CLINTON HILL — Community Board 2 members gave the green light Wednesday night to a plan to turn parts of Bed-Stuy and Clinton Hill into a "slow zone," lowering speed limits from 30 mph to 20 mph in order to make the streets safer for pedestrians.

But it's an uphill battle for proponents because Community Board 3 — which encompasses part of the slow zone in Bed-Stuy — put the brakes on the plan Monday night.

The proposed zone in Clinton Hill and Bed-Stuy — bordered by Classon Avenue, Lafayette Avenue, Bedford Avenue and Fulton Street — was chosen in part because of traffic injuries in the area, the city said.

The 0.2-square-mile area averages 62.4 injuries per year, with about six injuries or fatalities per road mile, according to the DOT. There are also four schools within the zone's boundaries.

By comparison, another proposed 0.25-square-mile area for Brooklyn Heights had 16.8 injuries per year and a zone in Prospect Heights had an average of 23.8 injuries.

Opponents said the proposal would make traffic on an already-congested Classon Avenue even worse, DNAinfo New York first reported.
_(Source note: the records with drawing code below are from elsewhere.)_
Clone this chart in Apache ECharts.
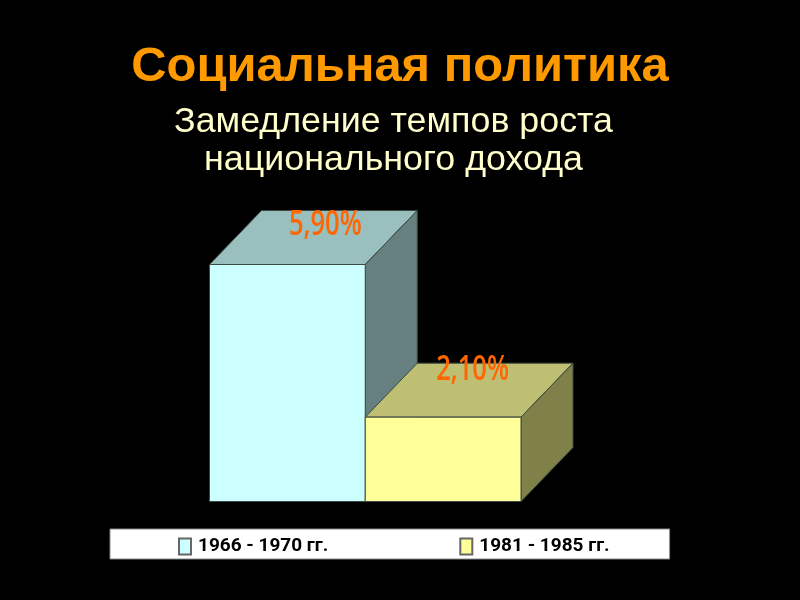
<!DOCTYPE html>
<html><head><meta charset="utf-8">
<style>html,body{margin:0;padding:0;background:#000}#c{width:800px;height:600px}</style>
<script src="https://cdn.jsdelivr.net/npm/echarts@6/dist/echarts.min.js"></script>
</head><body><div id="c"></div>
<script>
const periods = ['1966 - 1970 гг.', '1981 - 1985 гг.'];
const values = [5.9, 2.1];
const valueLabels = ['5,90%', '2,10%'];
const titleText = 'Социальная политика';
const subtitleText = 'Замедление темпов роста\nнационального дохода';
const palettes = [
  {front:'#CCFFFF', top:'#99BFBF', side:'#668080', labelDx:38, labelDy:-39},
  {front:'#FFFF99', top:'#BFBF73', side:'#808049', labelDx:29.5, labelDy:-47}
];
const depthX = 52, depthY = -54;
const edge = '#3c4a44';

function renderBox(pal, text) {
  return function (params, api) {
    const p0 = api.coord([api.value(0), 0]);
    const p1 = api.coord([api.value(0), api.value(1)]);
    const w = api.size([1, 0])[0];
    const l = p0[0] - w / 2, r = p0[0] + w / 2, b = p0[1], t = p1[1];
    const base = {stroke: edge, lineWidth: 1};
    return {type: 'group', children: [
      {type:'polygon', shape:{points:[[l,t],[r,t],[r+depthX,t+depthY],[l+depthX,t+depthY]]}, style:Object.assign({fill:pal.top},base)},
      {type:'polygon', shape:{points:[[r,t],[r+depthX,t+depthY],[r+depthX,b+depthY],[r,b]]}, style:Object.assign({fill:pal.side},base)},
      {type:'rect', shape:{x:l,y:t,width:w,height:b-t}, style:Object.assign({fill:pal.front},base)},
      {type:'text', x:p0[0]+pal.labelDx, y:t+pal.labelDy, scaleX:0.75,
        style:{x:0, y:0, text:text, fill:'#FF6600',
        font:'600 34px "Open Sans"', textAlign:'center', textVerticalAlign:'middle'}}
    ]};
  };
}

const chart = echarts.init(document.getElementById('c'), null, {renderer:'canvas'});
chart.setOption({
  backgroundColor:'#000',
  animation:false,
  title:[{
    text:titleText, left:395, textAlign:'center', top:38,
    textStyle:{color:'#FF9900', fontFamily:'Liberation Sans', fontWeight:'bold', fontSize:48.9}
  },{
    text:subtitleText, left:388.5, textAlign:'center', top:98,
    textStyle:{color:'#FFFFCC', fontFamily:'Liberation Sans', fontWeight:'normal', fontSize:35.8, lineHeight:38, align:'center'}
  }],
  legend:{
    left:110, top:529, orient:'horizontal', icon:'rect', itemWidth:12, itemHeight:16, itemGap:131,
    padding:[8,60,3,68], backgroundColor:'#fff', borderColor:'#888', borderWidth:1,
    textStyle:{color:'#000', fontFamily:'Roboto', fontWeight:'bold', fontSize:19, padding:[0,0,0,2]},
    data:periods
  },
  grid:{left:209.5, top:260.5, width:311.5, height:241, containLabel:false},
  xAxis:{type:'category', data:periods, show:false},
  yAxis:{type:'value', min:0, max:6, interval:1, show:false},
  series:periods.map((name,i)=>({
    name:name, type:'custom', coordinateSystem:'cartesian2d',
    itemStyle:{color:palettes[i].front, borderColor:'#666', borderWidth:1},
    renderItem:renderBox(palettes[i], valueLabels[i]),
    encode:{x:0,y:1},
    data:[[i, values[i]]],
    clip:false
  }))
});
</script></body></html>
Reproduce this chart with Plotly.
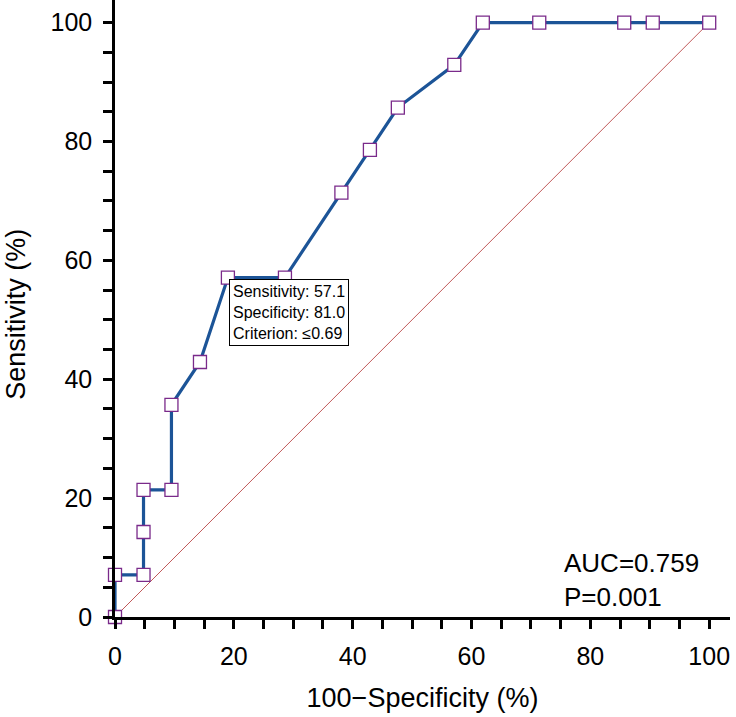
import plotly.graph_objects as go

# ROC curve points: 100-Specificity (%), Sensitivity (%)
fpr = [0, 0, 4.8, 4.8, 4.8, 9.5, 9.5, 14.3, 19.0, 28.6, 38.1, 42.9, 47.6, 57.1, 61.9, 71.4, 85.7, 90.5, 100]
tpr = [0, 7.1, 7.1, 14.3, 21.4, 21.4, 35.7, 42.9, 57.1, 57.1, 71.4, 78.6, 85.7, 92.9, 100, 100, 100, 100, 100]
ref_x = [0, 100]
ref_y = [0, 100]
tick_vals = [0, 20, 40, 60, 80, 100]
auc_text = "AUC=0.759<br>P=0.001"
crit_point = (19.0, 57.1)
crit_text = "Sensitivity: 57.1<br>Specificity: 81.0<br>Criterion: \u22640.69"
x_title = "100\u2212Specificity (%)"
y_title = "Sensitivity (%)"

FONT = "Liberation Sans, Arial, Helvetica, sans-serif"

fig = go.Figure()
fig.add_trace(go.Scatter(x=ref_x, y=ref_y, mode="lines",
                         line=dict(color="#c05858", width=1),
                         hoverinfo="skip", cliponaxis=False))
fig.add_trace(go.Scatter(x=fpr, y=tpr, mode="lines+markers",
                         line=dict(color="#1c5497", width=3.2),
                         marker=dict(symbol="square", size=13, color="white",
                                     line=dict(color="#7a2a8a", width=1.3)),
                         cliponaxis=False))

fig.add_annotation(x=crit_point[0], y=crit_point[1], xref="x", yref="y",
                   text=crit_text, showarrow=False, xanchor="left", yanchor="top",
                   align="left", xshift=1, yshift=-1,
                   font=dict(family=FONT, size=16, color="black"),
                   bgcolor="white", bordercolor="black", borderwidth=1, borderpad=3)

fig.add_annotation(x=75.2, y=12, xref="x", yref="y", text=auc_text,
                   showarrow=False, xanchor="left", yanchor="top", align="left",
                   font=dict(family=FONT, size=26, color="black"))

fig.add_annotation(x=0, y=0.49, xref="paper", yref="paper", text=y_title,
                   textangle=-90, showarrow=False, xanchor="center", yanchor="middle",
                   xshift=-99, font=dict(family=FONT, size=27, color="black"))

axis_common = dict(
    showgrid=False, zeroline=False, showline=True, linecolor="black", linewidth=2.5,
    ticks="outside", ticklen=9, tickwidth=2.5, tickcolor="black",
    tickvals=tick_vals, tickfont=dict(family=FONT, size=25, color="black"),
    minor=dict(dtick=5, tick0=0, ticks="outside", ticklen=9, tickwidth=2.5, tickcolor="black"),
)

fig.update_layout(
    width=736, height=717,
    margin=dict(l=115, r=6, t=0, b=100),
    plot_bgcolor="white", paper_bgcolor="white",
    showlegend=False,
    xaxis=dict(range=[0, 103.5], title=dict(text=x_title, standoff=20,
                                             font=dict(family=FONT, size=27, color="black")),
               ticklabelstandoff=6, **axis_common),
    yaxis=dict(range=[0, 103.8], ticklabelstandoff=6, automargin=False, **axis_common),
)

fig.write_html("out.html", config=dict(displayModeBar=False),
               post_script="document.body.style.margin='0';document.body.style.overflow='hidden';")
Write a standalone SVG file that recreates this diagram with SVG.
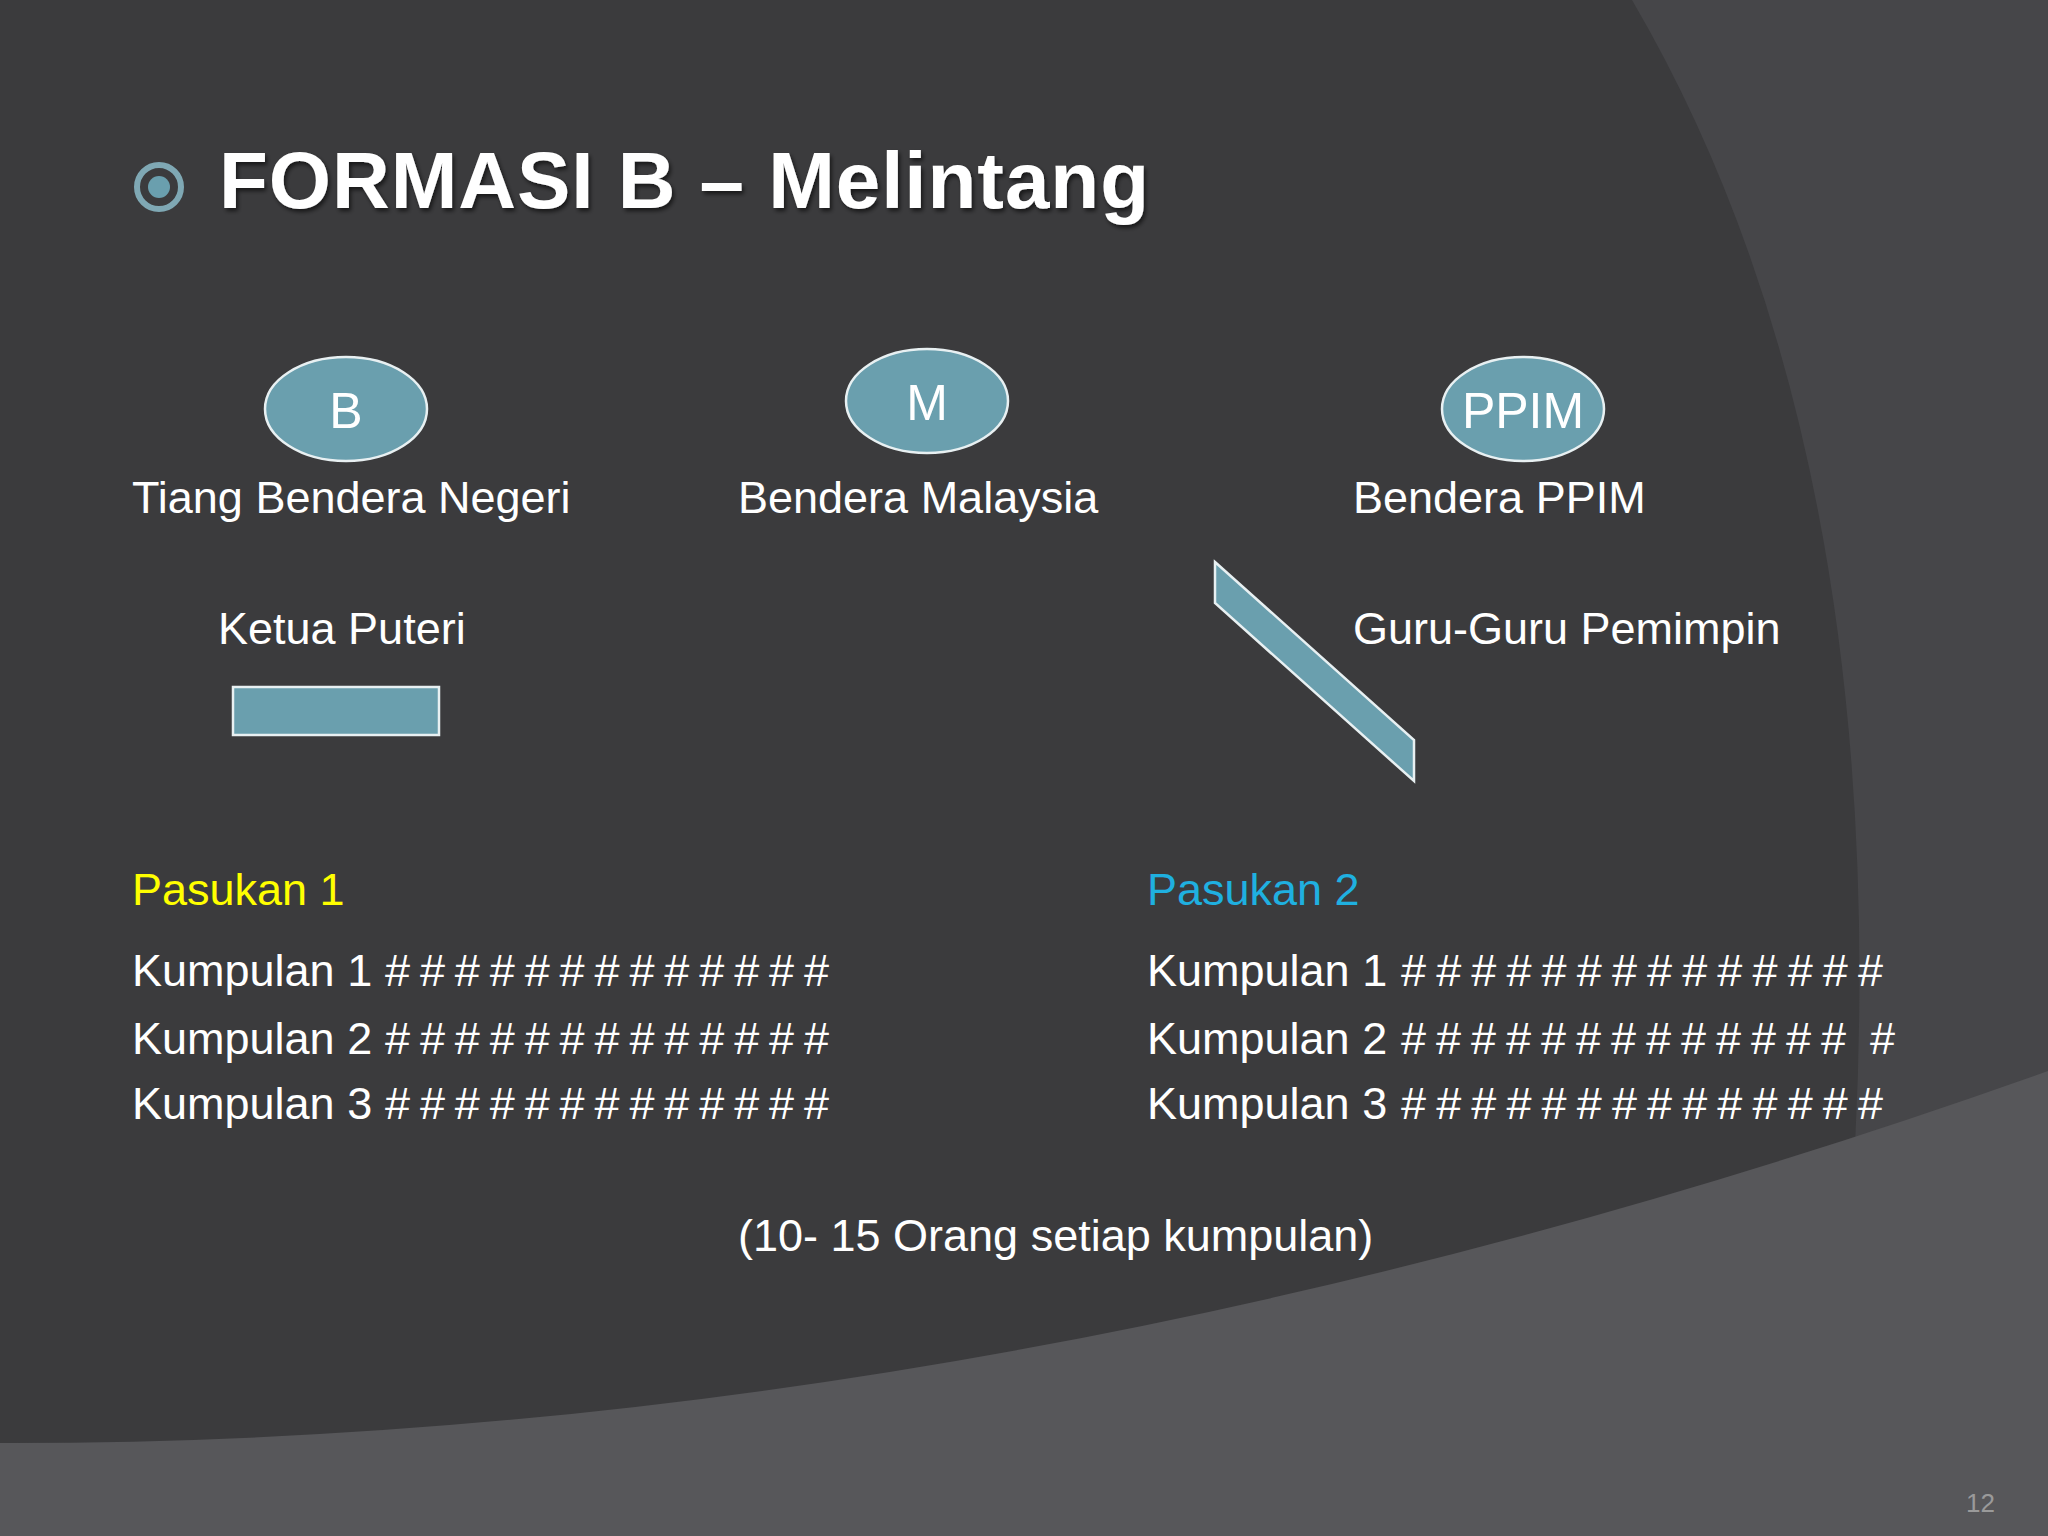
<svg xmlns="http://www.w3.org/2000/svg" width="2048" height="1536" viewBox="0 0 2048 1536">
<defs>
<style>
.t{font-family:"Liberation Sans",Arial,sans-serif;fill:#ffffff;font-size:45px}
.e{fill:#6a9fae;stroke:#e8f0f2;stroke-width:2.5}
.et{font-family:"Liberation Sans",Arial,sans-serif;fill:#ffffff;font-size:50px;text-anchor:middle}
</style>
<filter id="sh"><feDropShadow dx="2" dy="3" stdDeviation="2" flood-color="#000" flood-opacity="0.6"/></filter>
</defs>
<rect width="2048" height="1536" fill="#3b3b3d"/>
<path d="M1632,0 Q1960,560 1815,1536 L2048,1536 L2048,0 Z" fill="#464649"/>
<path d="M0,1443 Q1000,1445 2048,1071 L2048,1536 L0,1536 Z" fill="#57575a"/>
<g id="title">
<circle cx="159" cy="187" r="22" fill="none" stroke="#7fa8b4" stroke-width="6"/>
<circle cx="159" cy="187" r="11" fill="#6a9fae"/>
<text x="219" y="208" font-family="Liberation Sans,Arial,sans-serif" font-weight="bold" font-size="80" fill="#fff" filter="url(#sh)" textLength="930">FORMASI B – Melintang</text>
</g>
<g id="nodeB"><ellipse class="e" cx="346" cy="409" rx="81" ry="52"/><text class="et" x="346" y="428">B</text></g>
<g id="nodeM"><ellipse class="e" cx="927" cy="401" rx="81" ry="52"/><text class="et" x="927" y="420">M</text></g>
<g id="nodePPIM"><ellipse class="e" cx="1523" cy="409" rx="81" ry="52"/><text class="et" x="1523" y="428">PPIM</text></g>
<g id="labels">
<text class="t" x="132" y="513">Tiang Bendera Negeri</text>
<text class="t" x="738" y="513">Bendera Malaysia</text>
<text class="t" x="1353" y="513">Bendera PPIM</text>
<text class="t" x="218" y="644">Ketua Puteri</text>
<text class="t" x="1353" y="644">Guru-Guru Pemimpin</text>
</g>
<g id="ketua"><rect x="233" y="687" width="206" height="48" fill="#6a9fae" stroke="#e8f0f2" stroke-width="2.5"/></g>
<g id="guru"><polygon points="1215,562 1414,740 1414,781 1215,603" fill="#6a9fae" stroke="#e8f0f2" stroke-width="2.5"/></g>
<g id="pasukan1">
<text class="t" x="132" y="905" style="fill:#ffff00">Pasukan 1</text>
<text class="t" x="132" y="986">Kumpulan 1 <tspan x="385" textLength="444"># # # # # # # # # # # # #</tspan></text>
<text class="t" x="132" y="1054">Kumpulan 2 <tspan x="385" textLength="444"># # # # # # # # # # # # #</tspan></text>
<text class="t" x="132" y="1119">Kumpulan 3 <tspan x="385" textLength="444"># # # # # # # # # # # # #</tspan></text>
</g>
<g id="pasukan2">
<text class="t" x="1147" y="905" style="fill:#1fb0e0">Pasukan 2</text>
<text class="t" x="1147" y="986">Kumpulan 1 <tspan x="1401" textLength="482"># # # # # # # # # # # # # #</tspan></text>
<text class="t" x="1147" y="1054">Kumpulan 2 <tspan x="1401" textLength="445"># # # # # # # # # # # # #</tspan><tspan x="1870">#</tspan></text>
<text class="t" x="1147" y="1119">Kumpulan 3 <tspan x="1401" textLength="482"># # # # # # # # # # # # # #</tspan></text>
</g>
<text class="t" x="738" y="1251">(10- 15 Orang setiap kumpulan)</text>
<text x="1966" y="1512" font-family="Liberation Sans,Arial,sans-serif" font-size="26" fill="#9a9a9a">12</text>
</svg>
But CB3's rejection of the plan incited anger on Twitter and local listserves.

Jessica Doyle — a resident of Clinton Hill in CB2 — called CB3's rejection of the slow zone "shameful" on a pedestrian safety listserv and Brooklyn resident Doug Gordon tweeted that any serious proposal to combat traffic deaths has to "reduce the role of community boards in the planning process."

Some residents suggested splitting off the Clinton Hill portion of the slow zone, but the city's Department of Transportation plans to move forward with the creation of slow zone as a whole, according to CB2 District Manager Robert Perris.

"The DOT has informed me that they will continue to have conversations with Community Board 3," he said. "It remains their intention to create a Clinton Hill/Bedford-Stuyvesant Slow Zone in its entirety if possible."

A DOT spokesman said the agency is "look[ing] forward to revisiting this with the community board."